Search the material and gather each line with "file" in it.
+++
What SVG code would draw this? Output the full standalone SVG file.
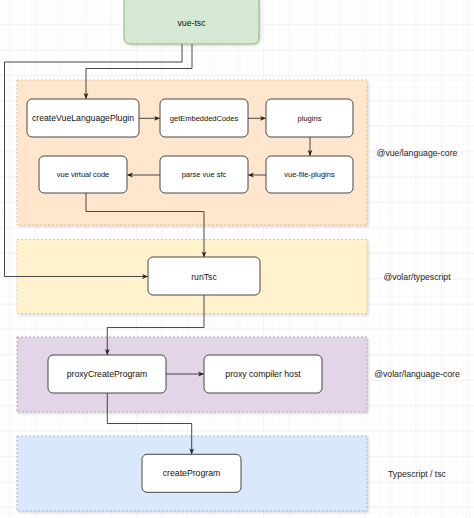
<svg xmlns="http://www.w3.org/2000/svg" width="474" height="518" viewBox="0 0 474 518">
<defs>
<pattern id="minor" x="9" y="-1" width="6.35" height="6.35" patternUnits="userSpaceOnUse">
<path d="M0 0H6.35M0 0V6.35" fill="none" stroke="#f1f1f1" stroke-width="0.7"/>
</pattern>
<pattern id="major" x="9" y="-1" width="25.4" height="25.4" patternUnits="userSpaceOnUse">
<rect width="25.4" height="25.4" fill="url(#minor)"/>
<path d="M0 0H25.4M0 0V25.4" fill="none" stroke="#e4e4e4" stroke-width="0.8"/>
</pattern>
<marker id="arr" viewBox="0 0 10 10" refX="9" refY="5" markerWidth="6" markerHeight="6" orient="auto" markerUnits="userSpaceOnUse">
<path d="M0 1L10 5L0 9L2.5 5Z" fill="#222"/>
</marker>
<filter id="sh" x="-5%" y="-5%" width="110%" height="115%">
<feDropShadow dx="1.5" dy="1.5" stdDeviation="1" flood-color="#000" flood-opacity="0.15"/>
</filter>
</defs>
<style>
.node{fill:#fff;stroke:#333;stroke-width:0.9}
.cont{stroke-width:0.9;stroke-dasharray:2 2;filter:url(#sh)}
.t{font-family:"Liberation Sans",Arial,sans-serif;font-size:8.7px;fill:#111;text-anchor:middle;dominant-baseline:central}
.s{font-size:7.5px}
.lbl{font-family:"Liberation Sans",Arial,sans-serif;font-size:8.7px;fill:#222;text-anchor:middle;dominant-baseline:central}
.c{fill:none;stroke:#333;stroke-width:0.9}
</style>
<rect width="474" height="518" fill="#fff"/>
<rect width="474" height="518" fill="url(#major)"/>

<g id="containers">
<rect id="lang-core" class="cont" x="17" y="80" width="350" height="145" fill="#ffe6cc" stroke="#e8b878"/>
<rect id="volar-ts" class="cont" x="17" y="239.5" width="350" height="74" fill="#fff2cc" stroke="#e0cc80"/>
<rect id="volar-lc" class="cont" x="17" y="337" width="350" height="75" fill="#e1d5e7" stroke="#b29cc0"/>
<rect id="tsc" class="cont" x="17" y="436" width="350" height="75" fill="#dae8fc" stroke="#9ab2d6"/>
</g>

<g id="labels">
<text class="lbl" x="417" y="153">@vue/language-core</text>
<text class="lbl" x="417" y="277">@volar/typescript</text>
<text class="lbl" x="417" y="374">@volar/language-core</text>
<text class="lbl" x="417" y="473.5">Typescript / tsc</text>
</g>

<g id="connectors">
<path class="c" d="M182 44V62H4.5V276.5H147.5" marker-end="url(#arr)"/>
<path class="c" d="M192 44V68.5H86V98.5" marker-end="url(#arr)"/>
<path class="c" d="M139 118.3H159.5" marker-end="url(#arr)"/>
<path class="c" d="M248 118.3H265.5" marker-end="url(#arr)"/>
<path class="c" d="M310 137V155.5" marker-end="url(#arr)"/>
<path class="c" d="M266 175H248.5" marker-end="url(#arr)"/>
<path class="c" d="M160 175H127.5" marker-end="url(#arr)"/>
<path class="c" d="M86 193V211.5H204V256.8" marker-end="url(#arr)"/>
<path class="c" d="M204 295V327.5H107.3V354.5" marker-end="url(#arr)"/>
<path class="c" d="M166 374H203.5" marker-end="url(#arr)"/>
<path class="c" d="M107.3 393V423.5H191.7V453.8" marker-end="url(#arr)"/>
</g>

<g id="vue-tsc">
<rect x="124" y="-5" width="135" height="49" rx="6" fill="#d5e8d4" stroke="#82b366" stroke-width="0.9" filter="url(#sh)"/>
<text class="t" x="191.5" y="22.5">vue-tsc</text>
</g>
<g id="createVueLanguagePlugin">
<rect class="node" x="27" y="99" width="112" height="38" rx="5"/>
<text class="t" x="83" y="118">createVueLanguagePlugin</text>
</g>
<g id="getEmbeddedCodes">
<rect class="node" x="160" y="99" width="88" height="38" rx="5"/>
<text class="t s" x="204" y="118">getEmbeddedCodes</text>
</g>
<g id="plugins">
<rect class="node" x="266" y="99" width="87" height="38" rx="5"/>
<text class="t s" x="309.5" y="118">plugins</text>
</g>
<g id="vue-file-plugins">
<rect class="node" x="266" y="156" width="87" height="37" rx="5"/>
<text class="t s" x="309.5" y="174.5">vue-file-plugins</text>
</g>
<g id="parse-vue-sfc">
<rect class="node" x="160" y="156" width="88" height="37" rx="5"/>
<text class="t s" x="204" y="174.5">parse vue sfc</text>
</g>
<g id="vue-virtual-code">
<rect class="node" x="39" y="156" width="88" height="37" rx="5"/>
<text class="t s" x="83" y="174.5">vue virtual code</text>
</g>
<g id="runTsc">
<rect class="node" x="148" y="257" width="112" height="38" rx="5"/>
<text class="t" x="204" y="276.5">runTsc</text>
</g>
<g id="proxyCreateProgram">
<rect class="node" x="48" y="355" width="118" height="38" rx="5"/>
<text class="t" x="107" y="374">proxyCreateProgram</text>
</g>
<g id="proxy-compiler-host">
<rect class="node" x="204" y="355" width="118" height="38" rx="5"/>
<text class="t" x="263" y="374">proxy compiler host</text>
</g>
<g id="createProgram">
<rect class="node" x="142" y="454.3" width="99" height="38" rx="5"/>
<text class="t" x="191.5" y="473.3">createProgram</text>
</g>
</svg>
+++
#### [REPLY TO THE TASK]
What SVG code would draw this? Output the full standalone SVG file.
<g id="vue-file-plugins">
<text class="t s" x="309.5" y="174.5">vue-file-plugins</text>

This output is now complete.